In this case, the shareholders of a company had passed a resolution to liquidate and appoint a liquidator. Due to the existence of execution files and attachments, the liquidation could not be registered.
The lower courts rejected the claim, reasoning that the liquidation could not be practically implemented given the enforcement constraints.
The matter was appealed to the Court of Cassation.
What the Court of Cassation decided
The Court of Cassation overturned the lower court’s reasoning.
The court held, in essence, that:
- the existence of execution files or attachments relates to how liquidation is carried out, not whether liquidation can be initiated; and
- such attachments cannot be used as a legal basis to refuse the validity or enforceability of a shareholders’ liquidation resolution.
The court emphasized that liquidation exists to ultimately satisfy debts. Preventing liquidation on the basis of enforcement measures defeats that purpose.
In simple terms, the court made a clear distinction between:
- starting liquidation, which must be allowed if legal requirements are met; and
- conducting liquidation, during which enforcement rights may still be exercised.
Why this reasoning matters
This distinction is critical.
Attachments and execution files do not disappear when liquidation begins.
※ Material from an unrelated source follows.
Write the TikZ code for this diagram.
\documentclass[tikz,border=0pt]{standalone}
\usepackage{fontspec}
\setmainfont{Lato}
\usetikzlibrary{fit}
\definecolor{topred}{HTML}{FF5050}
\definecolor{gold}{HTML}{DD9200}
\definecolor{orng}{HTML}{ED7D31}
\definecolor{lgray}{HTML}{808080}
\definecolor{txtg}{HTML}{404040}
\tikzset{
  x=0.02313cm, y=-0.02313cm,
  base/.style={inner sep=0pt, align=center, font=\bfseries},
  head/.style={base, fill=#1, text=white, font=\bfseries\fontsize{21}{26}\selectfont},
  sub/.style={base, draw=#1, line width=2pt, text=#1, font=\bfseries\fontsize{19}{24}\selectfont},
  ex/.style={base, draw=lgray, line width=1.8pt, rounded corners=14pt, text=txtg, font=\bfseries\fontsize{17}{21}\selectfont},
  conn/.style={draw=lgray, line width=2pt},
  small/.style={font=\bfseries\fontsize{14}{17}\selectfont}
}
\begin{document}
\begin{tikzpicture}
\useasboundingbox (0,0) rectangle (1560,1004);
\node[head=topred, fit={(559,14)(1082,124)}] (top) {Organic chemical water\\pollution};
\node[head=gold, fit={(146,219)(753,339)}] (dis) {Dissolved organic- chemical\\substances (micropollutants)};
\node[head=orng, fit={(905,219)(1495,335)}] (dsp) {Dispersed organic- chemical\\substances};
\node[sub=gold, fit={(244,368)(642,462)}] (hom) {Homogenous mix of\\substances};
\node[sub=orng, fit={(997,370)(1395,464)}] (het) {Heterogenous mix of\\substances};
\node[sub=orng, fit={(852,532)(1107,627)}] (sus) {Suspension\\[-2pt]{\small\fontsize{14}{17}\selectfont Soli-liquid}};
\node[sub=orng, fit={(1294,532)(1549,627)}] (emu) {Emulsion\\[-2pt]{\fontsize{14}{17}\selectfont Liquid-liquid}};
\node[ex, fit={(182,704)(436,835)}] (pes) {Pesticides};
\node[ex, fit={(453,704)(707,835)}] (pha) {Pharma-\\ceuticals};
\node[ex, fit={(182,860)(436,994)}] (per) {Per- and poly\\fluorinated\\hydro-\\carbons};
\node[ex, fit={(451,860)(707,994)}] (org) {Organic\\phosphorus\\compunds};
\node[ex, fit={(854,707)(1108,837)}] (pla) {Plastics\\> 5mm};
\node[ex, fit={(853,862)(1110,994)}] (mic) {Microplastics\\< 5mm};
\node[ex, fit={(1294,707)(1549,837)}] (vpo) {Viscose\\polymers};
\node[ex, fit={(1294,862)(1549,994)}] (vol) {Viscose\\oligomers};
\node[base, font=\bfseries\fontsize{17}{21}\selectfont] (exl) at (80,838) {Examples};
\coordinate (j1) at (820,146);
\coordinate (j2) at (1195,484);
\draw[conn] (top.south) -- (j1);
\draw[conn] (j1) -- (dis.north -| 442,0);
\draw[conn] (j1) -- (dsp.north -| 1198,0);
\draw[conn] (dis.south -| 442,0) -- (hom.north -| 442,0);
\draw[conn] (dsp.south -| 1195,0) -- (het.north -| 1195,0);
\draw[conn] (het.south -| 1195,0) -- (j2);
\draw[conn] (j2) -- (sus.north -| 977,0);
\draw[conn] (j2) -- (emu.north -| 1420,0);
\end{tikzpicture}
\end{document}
Creditors retain their rights and may pursue claims through the liquidation process.
However, enforcement measures cannot be elevated to a level where they block the very process designed to organize and satisfy creditor claims.
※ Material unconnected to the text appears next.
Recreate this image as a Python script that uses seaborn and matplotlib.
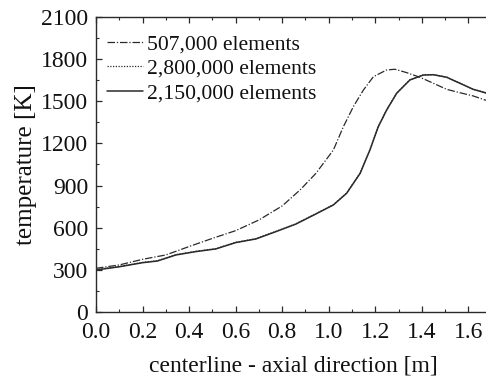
import numpy as np
import pandas as pd
import matplotlib
matplotlib.use("Agg")
import matplotlib.pyplot as plt
import seaborn as sns
from matplotlib.ticker import MultipleLocator

x_a = [0.0, 0.1, 0.2, 0.3, 0.4, 0.5, 0.6, 0.7, 0.8, 0.877, 0.945, 1.02, 1.063, 1.106, 1.149, 1.192, 1.249, 1.285, 1.335, 1.392, 1.45, 1.507, 1.564, 1.621, 1.672, 1.7]
t_507k = [311, 335, 375, 406, 466, 524, 579, 655, 755, 869, 987, 1153, 1319, 1462, 1580, 1675, 1723, 1728, 1704, 1671, 1628, 1585, 1561, 1538, 1509, 1495]

x_b = [0.0, 0.1, 0.2, 0.264, 0.343, 0.429, 0.515, 0.6, 0.687, 0.773, 0.859, 0.945, 1.02, 1.077, 1.135, 1.177, 1.213, 1.249, 1.292, 1.349, 1.407, 1.45, 1.507, 1.564, 1.621, 1.672, 1.7]
t_2150k = [299, 322, 351, 363, 406, 430, 449, 494, 520, 572, 626, 698, 762, 845, 987, 1153, 1319, 1438, 1557, 1652, 1687, 1689, 1671, 1628, 1585, 1561, 1548]
t_2800k = [302, 324, 353, 365, 408, 432, 451, 496, 522, 574, 628, 700, 764, 847, 989, 1155, 1320, 1439, 1558, 1653, 1688, 1690, 1672, 1629, 1586, 1562, 1549]

labels = ["507,000 elements", "2,800,000 elements", "2,150,000 elements"]
xtick_vals = [0.0, 0.2, 0.4, 0.6, 0.8, 1.0, 1.2, 1.4, 1.6]

sns.set_theme(style="ticks")
plt.rcParams["font.family"] = ["Liberation Serif", "DejaVu Serif"]

fig = plt.figure(figsize=(4.86, 3.78), dpi=100)
W, H = 486, 378
left, right, top, bottom = 96, 491.6, 17, 312
ax = fig.add_axes([left / W, 1 - bottom / H, (right - left) / W, (bottom - top) / H])

col = "#2a2a2a"
sns.lineplot(x=x_a, y=t_507k, ax=ax, color=col, lw=0.9, label=labels[0])
sns.lineplot(x=x_b, y=t_2800k, ax=ax, color=col, lw=0.9, label=labels[1])
sns.lineplot(x=x_b, y=t_2150k, ax=ax, color=col, lw=1.1, label=labels[2])
lines = ax.get_lines()
lines[0].set_linestyle((0, (6, 1.5, 1, 1.5)))
lines[1].set_linestyle((0, (1, 1.2)))
lines[2].set_linestyle("-")

ax.set_xlim(0, 1.7)
ax.set_ylim(0, 2100)
ax.xaxis.set_minor_locator(MultipleLocator(0.1))
ax.yaxis.set_major_locator(MultipleLocator(300))
ax.yaxis.set_minor_locator(MultipleLocator(150))
ax.set_xticks(xtick_vals)
ax.set_xticklabels([f"{v:.1f}" for v in xtick_vals])
ax.tick_params(which="both", direction="in", top=True, right=True, colors=col, labelcolor="#111111")
ax.tick_params(which="major", length=4, width=0.9, labelsize=17)
ax.tick_params(axis="x", which="major", pad=7.5)
ax.tick_params(axis="y", which="major", pad=5.5)
ax.tick_params(which="minor", length=2.5, width=0.8)
for s in ax.spines.values():
    s.set_color(col)
    s.set_linewidth(1.0)

ax.set_xlabel("centerline - axial direction [m]", fontsize=17, color="#111111", labelpad=9)
ax.set_ylabel("temperature [K]", fontsize=18, color="#111111", labelpad=3)

leg = ax.legend(loc="upper left", frameon=False, fontsize=15.6, handlelength=1.65,
                handletextpad=0.2, labelspacing=0.22, borderaxespad=0.0,
                bbox_to_anchor=(0.006, 0.972))
for t in leg.get_texts():
    t.set_color("#111111")

fig.savefig("out.png", dpi=100)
The Court of Cassation’s reasoning restores coherence to the legal framework:
- enforcement tools are meant to assist recovery, not obstruct it; and
- liquidation is not an exception to enforcement, but a complementary mechanism.
What the judgment does not say
It is important to understand what this judgment does not do.
The court did not say that:
- debts are extinguished by liquidation;
- attachments are automatically lifted; or
- creditors lose enforcement rights.
On the contrary, creditors remain entitled to:
- submit claims in liquidation;
- monitor the liquidator’s actions; and
- challenge any acts that prejudice their interests.
The judgment simply confirms that liquidation cannot be blocked at the threshold.
Practical implications going forward
This judgment is likely to have several practical effects:
- Licensing authorities should no longer refuse to register liquidators solely because of attachments.
- Shareholders may opt for liquidation instead of being forced into bankruptcy.
- Creditors may see more orderly recoveries through liquidation rather than prolonged enforcement stalemates.
- Courts are likely to scrutinize attempts to use enforcement measures as a blanket veto over corporate actions.
Over time, this should reduce unnecessary bankruptcies and bring enforcement practice closer to legislative intent.
Conclusion
The Dubai Court of Cassation’s decision in case no. 1270/2025/445 marks an important clarification in UAE enforcement and company law practice.
By confirming that attachments on a trade license cannot be used to block shareholders’ liquidation, the court has reaffirmed a basic but essential principle: legal tools designed to recover debts should not be used to frustrate the processes created to pay them.
For creditors, shareholders, and practitioners alike, this judgment restores balance, logic, and predictability to an area that had long been marked by uncertainty.